FACTBOX: Georgia’s importance as an energy transit state

(Reuters) – Georgia, where government forces fought pro-Russian separatists on Friday, is an energy highway to the West with two major pipelines routed via the capital Tbilisi.

Georgia and other transit states have an obligation to ensure the security of the pipelines, which follow similar routes and carry oil and gas from the Azeri section of the Caspian Sea.

From Tbilisi, the links head south into Turkey, away from the breakaway South Ossetia region, the scene of the fighting.

They are particularly valued by the European Union because they reduce dependency on Russian supplies and do not cross Russian territory.

But exports of gas and oil have been disrupted following a blast in Turkey earlier this week.

The Kurdistan Workers Party (PKK) claimed responsibility for the attack.

* THE BAKU-TBILISI-CEYHAN PIPELINE – The BP-led pipeline was opened in 2006.

It can pump up to one million bpd of Azeri crude along the 1,040 mile route to the Turkish port of Ceyhan.

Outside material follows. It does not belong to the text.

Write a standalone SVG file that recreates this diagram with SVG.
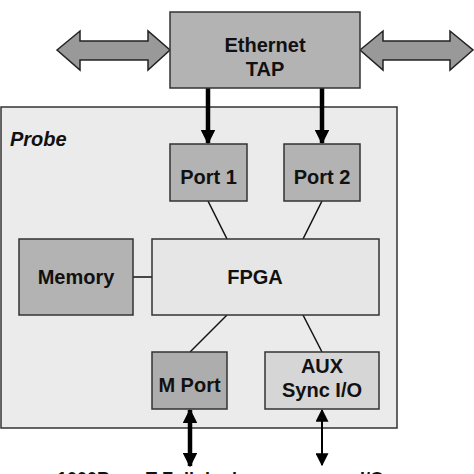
<svg xmlns="http://www.w3.org/2000/svg" width="474" height="474" viewBox="0 0 474 474">
<style>
.box{stroke:#333;stroke-width:1.5}
.t{font-family:"Liberation Sans",Arial,sans-serif;font-weight:bold;font-size:20px;fill:#111;text-anchor:middle}
.ln{stroke:#111;stroke-width:1.5;fill:none}
.thick{stroke:#000;stroke-width:4.5;fill:none}
.thin{stroke:#000;stroke-width:2;fill:none}
.dbl{fill:#999;stroke:#222;stroke-width:1.5}
.cap{font-family:"Liberation Sans",Arial,sans-serif;font-weight:bold;font-size:18px;fill:#111}
</style>
<defs>
<marker id="ah" viewBox="0 0 10 10" refX="9" refY="5" markerWidth="3.2" markerHeight="3.2" orient="auto-start-reverse" markerUnits="strokeWidth"><path d="M0,0 L10,5 L0,10 z" fill="#000"/></marker>
<marker id="ah2" viewBox="0 0 10 10" refX="9" refY="5" markerWidth="6.5" markerHeight="6.5" orient="auto-start-reverse" markerUnits="strokeWidth"><path d="M0,0 L10,5 L0,10 z" fill="#000"/></marker>
</defs>
<rect width="474" height="474" fill="#fff"/>
<g id="probe">
<rect class="box" x="1" y="107" width="396" height="321" fill="#ebebeb"/>
<text x="10" y="146" style="font-family:'Liberation Sans',Arial,sans-serif;font-weight:bold;font-style:italic;font-size:20px;fill:#111">Probe</text>
</g>
<g id="connectors">
<path class="dbl" d="M57,50 L80,31 L80,41 L148,41 L148,31 L170,50 L148,70 L148,60 L80,60 L80,70 Z"/>
<path class="dbl" d="M360,50 L383,31 L383,41 L450,41 L450,31 L473,50 L450,70 L450,60 L383,60 L383,70 Z"/>
<line class="thick" x1="208" y1="88" x2="208" y2="143" marker-end="url(#ah)"/>
<line class="thick" x1="322" y1="88" x2="322" y2="143" marker-end="url(#ah)"/>
<line class="ln" x1="208" y1="201" x2="227" y2="239"/>
<line class="ln" x1="322" y1="201" x2="303" y2="239"/>
<line class="ln" x1="133" y1="277" x2="152" y2="277"/>
<line class="ln" x1="227" y1="315" x2="190" y2="352"/>
<line class="ln" x1="303" y1="315" x2="322" y2="352"/>
<line class="thick" x1="190" y1="410" x2="190" y2="466" marker-start="url(#ah)" marker-end="url(#ah)"/>
<line class="thin" x1="322" y1="410" x2="322" y2="465" marker-start="url(#ah2)" marker-end="url(#ah2)"/>
</g>
<g id="tap">
<rect class="box" x="170" y="12" width="190" height="76" fill="#b3b3b3"/>
<text class="t" x="265" y="52">Ethernet</text>
<text class="t" x="265" y="76">TAP</text>
</g>
<g id="port1">
<rect class="box" x="170" y="144" width="77" height="57" fill="#b3b3b3"/>
<text class="t" x="208.5" y="184">Port 1</text>
</g>
<g id="port2">
<rect class="box" x="284" y="144" width="76" height="57" fill="#b3b3b3"/>
<text class="t" x="322" y="184">Port 2</text>
</g>
<g id="memory">
<rect class="box" x="19" y="239" width="114" height="76" fill="#b3b3b3"/>
<text class="t" x="76" y="284">Memory</text>
</g>
<g id="fpga">
<rect class="box" x="152" y="239" width="227" height="76" fill="#e6e6e6"/>
<text class="t" x="255" y="284">FPGA</text>
</g>
<g id="mport">
<rect class="box" x="152" y="352" width="75" height="57" fill="#adadad"/>
<text class="t" x="189.5" y="392">M Port</text>
</g>
<g id="aux">
<rect class="box" x="265" y="352" width="114" height="57" fill="#d6d6d6"/>
<text class="t" x="322" y="373">AUX</text>
<text class="t" x="322" y="397">Sync I/O</text>
</g>
<g id="caption">
<text class="cap" x="57" y="485">1000Base-T Full duplex</text>
<text class="cap" x="360" y="485">I/O</text>
</g>
</svg>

It is the first pipeline to carry large volumes of crude from the Caspian without going through Russia.

* The BAKU-TBILISI-ERZURUM PIPELINE – Also known as the Shakh-Deniz Pipeline, takes gas from the Shakh Deniz gasfield in the Caspian Sea to Erzurum in Turkey. It is jointly operated by BP and StatoilHydro. It began exports to Turkey in 2007 and will eventually be able to carry 20 billion cubic meters of gas.